Buna lüzûm yoksa, câiz değildir). Ho-parlörün câiz olmadığı buradan da anlaşılmakdadır.]
(İbni Âbidîn)de ve (Ukûd-üd-dürriyye)de diyor ki, (Minârede ve Cum’a hutbesi okunacağı zemân, birkaç müezzinin birlikde ezân okumalarına (Ezân-ı Cavk) denir. Sesin çoğalması için, bir ağızdan okumaları, mütevâris olduğu için, ya’nî asrlardan beri yapıldığı için, sünnet-i hasenedir, câizdir. Müslimânların beğendiğini Allahü teâlâ da beğenir). (Berîka)da, 94. cü sahîfesinde diyor ki, (Müslimânların güzel demeleri, müctehidlerin güzel demeleridir. Müctehid olmayanların beğenip beğenmemelerinin kıymeti yokdur). 302. ci sahîfe sonuna bakınız! Şimdi, ba’zı câhillerin ho-parlör ile ezân okumağı övmelerinin kıymeti olmadığı buradan açıkça anlaşılmakdadır. Müctehid olmıyanların câiz demeleri ile, yapmaları ile, ibâdetleri değişdirmek, bid’at olur, büyük günâh olur.]
İkâmet, ezândan dahâ efdaldir. Ezân ve ikâmet, kıbleye karşı okunur. Okurken konuşulmaz ve selâma cevâb verilmez. Konuşursa, her ikisi de tekrâr okunur.
Hangi nemâzlarda ezân ve ikâmet okunur? Bunu üç madde hâlinde bildirelim:
1 — Kırda, bostânda, yalnız veyâ cemâ’at ile kazâ kılarken, erkeklerin ezânı ve ikâmeti yüksek sesle okumaları sünnetdir. Sesi işiten insanlar, cinnîler, taşlar, kıyâmetde şâhid olacakdır. Birkaç kazâyı bir arada kılan, önce ezân ve ikâmet okur. Sonraki kazâları kılarken, hepsine ikâmet okur, ezân okumasa da olur.
Kadınlar, vaktinde ve kazâ kılarken ezân ve ikâmet okumaz.
Câmi’de kazâ kılan, ezân ve ikâmeti, kendi işiteceği kadar hafîf okur. Birkaç kişi, kazâ nemâzını câmi’de cemâ’at ile kılarsa, ezân ve ikâmet okunmaz. Bütün câmi’ halkı, kazâ kılarsa, bu zemân, ezân ve ikâmet okunur. Zâten câmi’de, cemâ’at ile kazâ kılmak mekrûhdur. Çünki, nemâzı kazâya bırakmak, büyük günâh olup, bunu herkese bildirmek câiz değildir.
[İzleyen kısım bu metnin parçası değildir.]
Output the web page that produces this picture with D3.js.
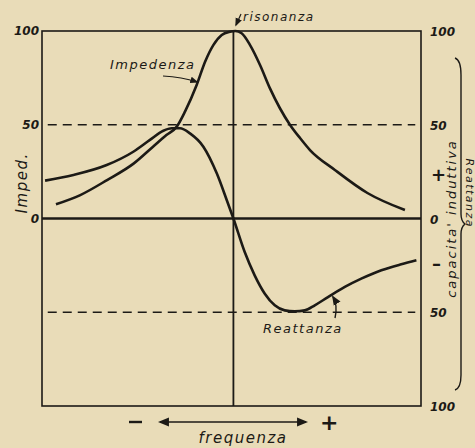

Kazâ nemâzını cemâ’at ile kılabilmek için, imâm ve cemâ’atin aynı günün, aynı nemâzını kazâ etmeleri lâzımdır. Meselâ pazar gününün öğle nemâzını kazâ edecek kimse, salı gününün öğle nemâzını kazâ edecek kimseye veyâ o pazar gününün öğle nemâzını edâ eden kimseye uyamaz.
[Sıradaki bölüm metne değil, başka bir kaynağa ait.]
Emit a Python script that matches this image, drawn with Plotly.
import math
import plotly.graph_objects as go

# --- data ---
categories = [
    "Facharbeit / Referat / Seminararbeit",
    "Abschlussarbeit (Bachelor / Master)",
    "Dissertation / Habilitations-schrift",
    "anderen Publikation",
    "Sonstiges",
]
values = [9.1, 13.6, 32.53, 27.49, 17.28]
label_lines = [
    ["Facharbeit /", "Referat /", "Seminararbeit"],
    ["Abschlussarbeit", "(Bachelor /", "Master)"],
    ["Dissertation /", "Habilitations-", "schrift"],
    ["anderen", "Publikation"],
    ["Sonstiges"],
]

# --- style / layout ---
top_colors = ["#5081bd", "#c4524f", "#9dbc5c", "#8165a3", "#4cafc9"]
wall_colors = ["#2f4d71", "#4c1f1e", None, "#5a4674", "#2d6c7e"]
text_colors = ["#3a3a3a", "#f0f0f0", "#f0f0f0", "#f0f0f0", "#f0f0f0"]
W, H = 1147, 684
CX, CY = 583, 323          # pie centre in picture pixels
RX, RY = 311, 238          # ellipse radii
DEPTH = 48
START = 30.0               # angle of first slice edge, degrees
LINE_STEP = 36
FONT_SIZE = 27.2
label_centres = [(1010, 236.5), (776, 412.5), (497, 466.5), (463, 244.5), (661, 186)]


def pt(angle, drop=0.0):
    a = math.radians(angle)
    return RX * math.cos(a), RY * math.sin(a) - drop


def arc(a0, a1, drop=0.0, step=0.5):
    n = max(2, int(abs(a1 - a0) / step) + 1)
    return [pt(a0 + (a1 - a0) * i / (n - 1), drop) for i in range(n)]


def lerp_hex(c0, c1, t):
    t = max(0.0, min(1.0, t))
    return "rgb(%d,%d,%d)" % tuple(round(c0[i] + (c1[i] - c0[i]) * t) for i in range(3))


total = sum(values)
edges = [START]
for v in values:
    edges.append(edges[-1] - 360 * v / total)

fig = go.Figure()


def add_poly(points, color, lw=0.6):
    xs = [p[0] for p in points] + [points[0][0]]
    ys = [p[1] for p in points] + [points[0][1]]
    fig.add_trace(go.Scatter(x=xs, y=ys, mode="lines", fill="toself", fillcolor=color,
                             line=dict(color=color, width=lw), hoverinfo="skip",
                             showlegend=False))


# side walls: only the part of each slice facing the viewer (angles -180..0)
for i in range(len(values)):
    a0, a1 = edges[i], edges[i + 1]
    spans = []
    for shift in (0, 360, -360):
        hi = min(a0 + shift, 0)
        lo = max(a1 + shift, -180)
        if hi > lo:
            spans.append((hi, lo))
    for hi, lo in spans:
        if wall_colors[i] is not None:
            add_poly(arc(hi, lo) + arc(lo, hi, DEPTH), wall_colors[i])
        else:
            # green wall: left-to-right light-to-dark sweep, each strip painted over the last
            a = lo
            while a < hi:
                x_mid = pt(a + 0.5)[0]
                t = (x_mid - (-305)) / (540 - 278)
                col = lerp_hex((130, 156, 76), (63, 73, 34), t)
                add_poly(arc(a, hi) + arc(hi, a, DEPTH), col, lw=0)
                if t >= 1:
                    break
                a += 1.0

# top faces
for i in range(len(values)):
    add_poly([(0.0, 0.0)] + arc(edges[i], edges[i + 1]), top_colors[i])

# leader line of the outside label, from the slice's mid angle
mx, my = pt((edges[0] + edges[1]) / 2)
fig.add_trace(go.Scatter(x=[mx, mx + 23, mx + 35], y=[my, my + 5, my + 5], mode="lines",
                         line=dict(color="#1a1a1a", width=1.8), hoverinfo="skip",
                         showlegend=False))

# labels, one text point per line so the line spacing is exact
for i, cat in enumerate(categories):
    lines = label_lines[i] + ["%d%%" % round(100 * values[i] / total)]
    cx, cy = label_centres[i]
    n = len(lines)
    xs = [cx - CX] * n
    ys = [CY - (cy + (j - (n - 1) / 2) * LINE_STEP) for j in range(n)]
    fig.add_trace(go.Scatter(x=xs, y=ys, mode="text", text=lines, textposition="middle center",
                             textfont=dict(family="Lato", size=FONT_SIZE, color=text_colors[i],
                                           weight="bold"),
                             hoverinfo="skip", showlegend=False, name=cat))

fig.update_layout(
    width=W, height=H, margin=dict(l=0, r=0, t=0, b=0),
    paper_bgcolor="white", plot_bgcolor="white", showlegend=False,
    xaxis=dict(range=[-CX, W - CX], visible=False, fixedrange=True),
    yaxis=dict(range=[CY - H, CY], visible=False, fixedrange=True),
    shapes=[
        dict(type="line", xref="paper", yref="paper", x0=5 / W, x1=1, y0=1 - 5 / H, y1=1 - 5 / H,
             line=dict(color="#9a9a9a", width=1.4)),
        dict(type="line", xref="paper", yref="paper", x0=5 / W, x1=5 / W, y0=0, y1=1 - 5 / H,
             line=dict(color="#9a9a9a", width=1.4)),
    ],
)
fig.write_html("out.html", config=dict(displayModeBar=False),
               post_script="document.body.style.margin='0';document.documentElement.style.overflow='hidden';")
Evinde kazâ kılan, şâhidleri çoğaltmak için, ezân ve ikâmeti, odada işitilecek kadar, yüksek sesle okur. [Sünneti farz kazâsı niyyeti ile kılan da böyledir.]
2 — Evinde yalnız veyâ cemâ’at ile vakt nemâzı kılan, ezân ve ikâmet okumaz. Çünki, câmi’de okunan ezân ve ikâmet evlerde de okunmuş sayılır. Fekat, okumaları efdal olur. Müezzinin sesini evden duymak lâzım değildir. Câmi’de ezân okunmazsa veyâ şartlarına uygun olmazsa, evde yalnız kılan ezân ve ikâmet okur.
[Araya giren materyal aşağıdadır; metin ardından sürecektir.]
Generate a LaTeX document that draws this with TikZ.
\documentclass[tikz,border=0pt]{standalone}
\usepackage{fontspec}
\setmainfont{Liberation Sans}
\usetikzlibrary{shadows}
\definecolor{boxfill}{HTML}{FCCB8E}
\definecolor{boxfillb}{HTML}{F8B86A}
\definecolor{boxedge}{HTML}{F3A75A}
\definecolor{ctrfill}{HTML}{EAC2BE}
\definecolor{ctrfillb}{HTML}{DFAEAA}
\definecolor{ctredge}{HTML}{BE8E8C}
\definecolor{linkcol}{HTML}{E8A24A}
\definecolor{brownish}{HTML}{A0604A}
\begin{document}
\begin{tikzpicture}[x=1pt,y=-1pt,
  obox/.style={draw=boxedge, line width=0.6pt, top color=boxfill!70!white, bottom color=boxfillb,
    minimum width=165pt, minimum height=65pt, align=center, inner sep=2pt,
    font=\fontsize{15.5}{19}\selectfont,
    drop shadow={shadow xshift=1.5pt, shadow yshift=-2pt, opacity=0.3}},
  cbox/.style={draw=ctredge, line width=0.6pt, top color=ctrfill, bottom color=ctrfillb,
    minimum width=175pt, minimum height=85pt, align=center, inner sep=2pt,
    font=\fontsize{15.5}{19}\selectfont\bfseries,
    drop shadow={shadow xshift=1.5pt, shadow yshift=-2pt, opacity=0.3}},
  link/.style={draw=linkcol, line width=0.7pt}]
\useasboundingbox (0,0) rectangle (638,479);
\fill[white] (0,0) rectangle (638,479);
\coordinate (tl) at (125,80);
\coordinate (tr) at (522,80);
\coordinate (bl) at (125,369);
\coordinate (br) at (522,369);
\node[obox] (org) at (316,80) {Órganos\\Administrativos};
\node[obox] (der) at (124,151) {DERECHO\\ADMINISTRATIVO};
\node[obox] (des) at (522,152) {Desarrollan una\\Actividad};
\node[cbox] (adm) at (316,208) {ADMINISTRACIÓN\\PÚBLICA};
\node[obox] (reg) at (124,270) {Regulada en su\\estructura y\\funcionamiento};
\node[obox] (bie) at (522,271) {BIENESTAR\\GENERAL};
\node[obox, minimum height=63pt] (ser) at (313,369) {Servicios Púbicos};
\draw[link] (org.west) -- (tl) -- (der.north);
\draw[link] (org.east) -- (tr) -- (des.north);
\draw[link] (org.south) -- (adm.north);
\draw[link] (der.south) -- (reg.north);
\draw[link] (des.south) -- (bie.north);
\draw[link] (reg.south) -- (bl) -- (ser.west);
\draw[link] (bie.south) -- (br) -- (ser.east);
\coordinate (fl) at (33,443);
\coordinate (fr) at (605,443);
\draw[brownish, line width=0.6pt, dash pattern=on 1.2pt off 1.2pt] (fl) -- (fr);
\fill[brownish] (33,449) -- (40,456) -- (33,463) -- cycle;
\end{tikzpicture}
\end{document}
Mahalle câmi’inde ve cemâ’ati belli kimseler olan her câmi’de, vakt nemâzı, cemâ’at ile kılındıkdan sonra, yalnız kılan kimse, ezân ve ikâmet okumaz. Böyle câmi’lerde, vakt nemâzları, imâm mihrâbda olarak, cemâ’at ile kılındıkdan sonra, tekrâr cemâ’atler yapılabilir. İmâmlığı anlatırken buyuruyor ki, sonraki cemâ’atlerde de, imâm mihrâbda bulunursa, ezân ve ikâmet okunmaz. İmâmları mihrâbda durmazsa, ezânı ve ikâmeti, cemâ’at duyacak kadar sesle okurlar.
Yollarda bulunan veyâ imâmı ve müezzini bulunmıyan ve cemâ’ati belli kimseler olmıyan câmi’lerde, çeşidli zemânlarda gelenler, bir vaktin nemâzı için, çeşidli cemâ’atler yaparlar.